> _Collected material_:
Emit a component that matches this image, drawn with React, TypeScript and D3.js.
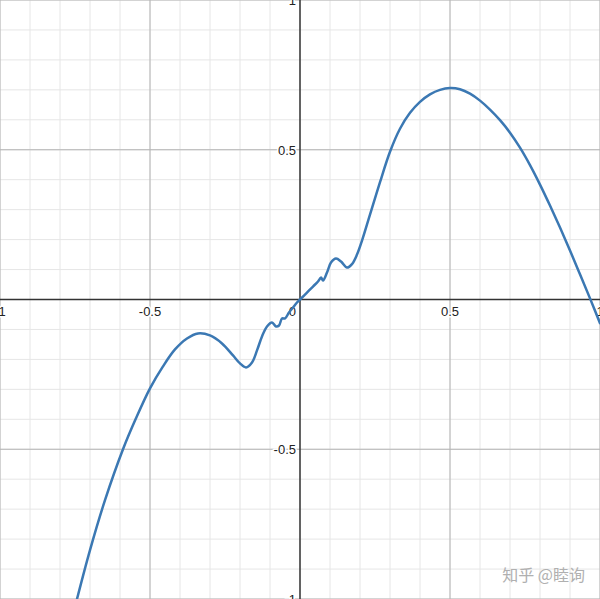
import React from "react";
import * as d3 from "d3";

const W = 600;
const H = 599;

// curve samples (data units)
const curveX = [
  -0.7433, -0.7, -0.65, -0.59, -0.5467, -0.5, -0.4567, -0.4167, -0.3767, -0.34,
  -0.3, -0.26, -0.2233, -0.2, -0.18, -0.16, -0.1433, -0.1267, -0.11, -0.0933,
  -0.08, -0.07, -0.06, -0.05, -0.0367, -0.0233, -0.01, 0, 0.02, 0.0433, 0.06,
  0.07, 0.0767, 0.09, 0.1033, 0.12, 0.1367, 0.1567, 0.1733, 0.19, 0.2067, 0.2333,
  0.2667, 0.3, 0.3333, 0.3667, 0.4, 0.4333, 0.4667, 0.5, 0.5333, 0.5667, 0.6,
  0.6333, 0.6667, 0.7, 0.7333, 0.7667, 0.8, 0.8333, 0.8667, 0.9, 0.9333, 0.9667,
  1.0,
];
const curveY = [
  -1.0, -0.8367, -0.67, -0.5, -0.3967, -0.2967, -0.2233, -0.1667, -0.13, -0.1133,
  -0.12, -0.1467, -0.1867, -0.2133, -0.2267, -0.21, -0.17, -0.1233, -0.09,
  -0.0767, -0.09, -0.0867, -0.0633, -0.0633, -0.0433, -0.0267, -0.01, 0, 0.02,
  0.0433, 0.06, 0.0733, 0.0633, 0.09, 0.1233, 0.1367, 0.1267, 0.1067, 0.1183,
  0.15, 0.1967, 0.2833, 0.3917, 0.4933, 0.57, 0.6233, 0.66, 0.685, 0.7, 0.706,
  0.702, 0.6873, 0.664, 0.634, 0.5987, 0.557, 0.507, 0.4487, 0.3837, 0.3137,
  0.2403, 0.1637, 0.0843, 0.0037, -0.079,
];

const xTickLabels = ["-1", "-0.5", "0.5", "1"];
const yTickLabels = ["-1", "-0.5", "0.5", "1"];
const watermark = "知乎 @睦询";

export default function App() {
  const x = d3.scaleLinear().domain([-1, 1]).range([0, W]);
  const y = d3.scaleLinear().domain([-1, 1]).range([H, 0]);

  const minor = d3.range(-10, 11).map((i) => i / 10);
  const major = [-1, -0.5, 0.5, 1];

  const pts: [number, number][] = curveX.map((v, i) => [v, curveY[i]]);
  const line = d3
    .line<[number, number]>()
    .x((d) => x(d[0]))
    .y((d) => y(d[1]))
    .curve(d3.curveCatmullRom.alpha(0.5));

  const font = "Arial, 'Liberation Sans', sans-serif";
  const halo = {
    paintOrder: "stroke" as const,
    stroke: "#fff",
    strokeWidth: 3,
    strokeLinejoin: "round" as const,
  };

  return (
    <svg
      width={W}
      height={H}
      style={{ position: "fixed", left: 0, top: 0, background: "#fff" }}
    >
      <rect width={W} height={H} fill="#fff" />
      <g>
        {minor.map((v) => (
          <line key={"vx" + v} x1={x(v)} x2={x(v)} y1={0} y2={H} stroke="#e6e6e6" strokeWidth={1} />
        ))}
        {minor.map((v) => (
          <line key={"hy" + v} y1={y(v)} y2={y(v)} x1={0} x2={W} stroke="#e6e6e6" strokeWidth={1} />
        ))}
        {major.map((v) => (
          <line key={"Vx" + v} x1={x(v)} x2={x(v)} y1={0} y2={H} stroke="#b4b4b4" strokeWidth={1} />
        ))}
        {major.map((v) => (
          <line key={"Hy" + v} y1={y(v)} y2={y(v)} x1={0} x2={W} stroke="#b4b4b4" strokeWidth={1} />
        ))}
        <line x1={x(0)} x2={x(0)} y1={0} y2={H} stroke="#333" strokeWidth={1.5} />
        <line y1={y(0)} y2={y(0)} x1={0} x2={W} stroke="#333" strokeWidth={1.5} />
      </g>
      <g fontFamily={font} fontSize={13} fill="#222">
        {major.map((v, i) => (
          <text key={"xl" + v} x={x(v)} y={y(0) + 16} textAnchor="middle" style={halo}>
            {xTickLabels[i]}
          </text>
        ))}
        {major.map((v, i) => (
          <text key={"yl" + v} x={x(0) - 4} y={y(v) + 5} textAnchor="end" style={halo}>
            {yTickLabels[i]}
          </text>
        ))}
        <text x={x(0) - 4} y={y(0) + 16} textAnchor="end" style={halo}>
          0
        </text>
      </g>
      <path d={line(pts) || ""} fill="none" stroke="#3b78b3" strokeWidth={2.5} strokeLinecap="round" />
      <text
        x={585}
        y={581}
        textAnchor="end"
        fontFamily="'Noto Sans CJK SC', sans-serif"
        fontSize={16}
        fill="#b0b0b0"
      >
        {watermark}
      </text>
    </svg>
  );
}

> _Problem to solve_: Word for word, quote the lines above. Omit the pictures.

> _Solution below_:
Emit a component that matches this image, drawn with React, TypeScript and D3.js.
import React from "react";
import * as d3 from "d3";

const W = 600;
const H = 599;

// curve samples (data units)
const curveX = [
  -0.7433, -0.7, -0.65, -0.59, -0.5467, -0.5, -0.4567, -0.4167, -0.3767, -0.34,
  -0.3, -0.26, -0.2233, -0.2, -0.18, -0.16, -0.1433, -0.1267, -0.11, -0.0933,
  -0.08, -0.07, -0.06, -0.05, -0.0367, -0.0233, -0.01, 0, 0.02, 0.0433, 0.06,
  0.07, 0.0767, 0.09, 0.1033, 0.12, 0.1367, 0.1567, 0.1733, 0.19, 0.2067, 0.2333,
  0.2667, 0.3, 0.3333, 0.3667, 0.4, 0.4333, 0.4667, 0.5, 0.5333, 0.5667, 0.6,
  0.6333, 0.6667, 0.7, 0.7333, 0.7667, 0.8, 0.8333, 0.8667, 0.9, 0.9333, 0.9667,
  1.0,
];
const curveY = [
  -1.0, -0.8367, -0.67, -0.5, -0.3967, -0.2967, -0.2233, -0.1667, -0.13, -0.1133,
  -0.12, -0.1467, -0.1867, -0.2133, -0.2267, -0.21, -0.17, -0.1233, -0.09,
  -0.0767, -0.09, -0.0867, -0.0633, -0.0633, -0.0433, -0.0267, -0.01, 0, 0.02,
  0.0433, 0.06, 0.0733, 0.0633, 0.09, 0.1233, 0.1367, 0.1267, 0.1067, 0.1183,
  0.15, 0.1967, 0.2833, 0.3917, 0.4933, 0.57, 0.6233, 0.66, 0.685, 0.7, 0.706,
  0.702, 0.6873, 0.664, 0.634, 0.5987, 0.557, 0.507, 0.4487, 0.3837, 0.3137,
  0.2403, 0.1637, 0.0843, 0.0037, -0.079,
];

const xTickLabels = ["-1", "-0.5", "0.5", "1"];
const yTickLabels = ["-1", "-0.5", "0.5", "1"];
const watermark = "知乎 @睦询";

export default function App() {
  const x = d3.scaleLinear().domain([-1, 1]).range([0, W]);
  const y = d3.scaleLinear().domain([-1, 1]).range([H, 0]);

  const minor = d3.range(-10, 11).map((i) => i / 10);
  const major = [-1, -0.5, 0.5, 1];

  const pts: [number, number][] = curveX.map((v, i) => [v, curveY[i]]);
  const line = d3
    .line<[number, number]>()
    .x((d) => x(d[0]))
    .y((d) => y(d[1]))
    .curve(d3.curveCatmullRom.alpha(0.5));

  const font = "Arial, 'Liberation Sans', sans-serif";
  const halo = {
    paintOrder: "stroke" as const,
    stroke: "#fff",
    strokeWidth: 3,
    strokeLinejoin: "round" as const,
  };

  return (
    <svg
      width={W}
      height={H}
      style={{ position: "fixed", left: 0, top: 0, background: "#fff" }}
    >
      <rect width={W} height={H} fill="#fff" />
      <g>
        {minor.map((v) => (
          <line key={"vx" + v} x1={x(v)} x2={x(v)} y1={0} y2={H} stroke="#e6e6e6" strokeWidth={1} />
        ))}
        {minor.map((v) => (
          <line key={"hy" + v} y1={y(v)} y2={y(v)} x1={0} x2={W} stroke="#e6e6e6" strokeWidth={1} />
        ))}
        {major.map((v) => (
          <line key={"Vx" + v} x1={x(v)} x2={x(v)} y1={0} y2={H} stroke="#b4b4b4" strokeWidth={1} />
        ))}
        {major.map((v) => (
          <line key={"Hy" + v} y1={y(v)} y2={y(v)} x1={0} x2={W} stroke="#b4b4b4" strokeWidth={1} />
        ))}
        <line x1={x(0)} x2={x(0)} y1={0} y2={H} stroke="#333" strokeWidth={1.5} />
        <line y1={y(0)} y2={y(0)} x1={0} x2={W} stroke="#333" strokeWidth={1.5} />
      </g>
      <g fontFamily={font} fontSize={13} fill="#222">
        {major.map((v, i) => (
          <text key={"xl" + v} x={x(v)} y={y(0) + 16} textAnchor="middle" style={halo}>
            {xTickLabels[i]}
          </text>
        ))}
        {major.map((v, i) => (
          <text key={"yl" + v} x={x(0) - 4} y={y(v) + 5} textAnchor="end" style={halo}>
            {yTickLabels[i]}
          </text>
        ))}
        <text x={x(0) - 4} y={y(0) + 16} textAnchor="end" style={halo}>
          0
        </text>
      </g>
      <path d={line(pts) || ""} fill="none" stroke="#3b78b3" strokeWidth={2.5} strokeLinecap="round" />
      <text
        x={585}
        y={581}
        textAnchor="end"
        fontFamily="'Noto Sans CJK SC', sans-serif"
        fontSize={16}
        fill="#b0b0b0"
      >
        {watermark}
      </text>
    </svg>
  );
}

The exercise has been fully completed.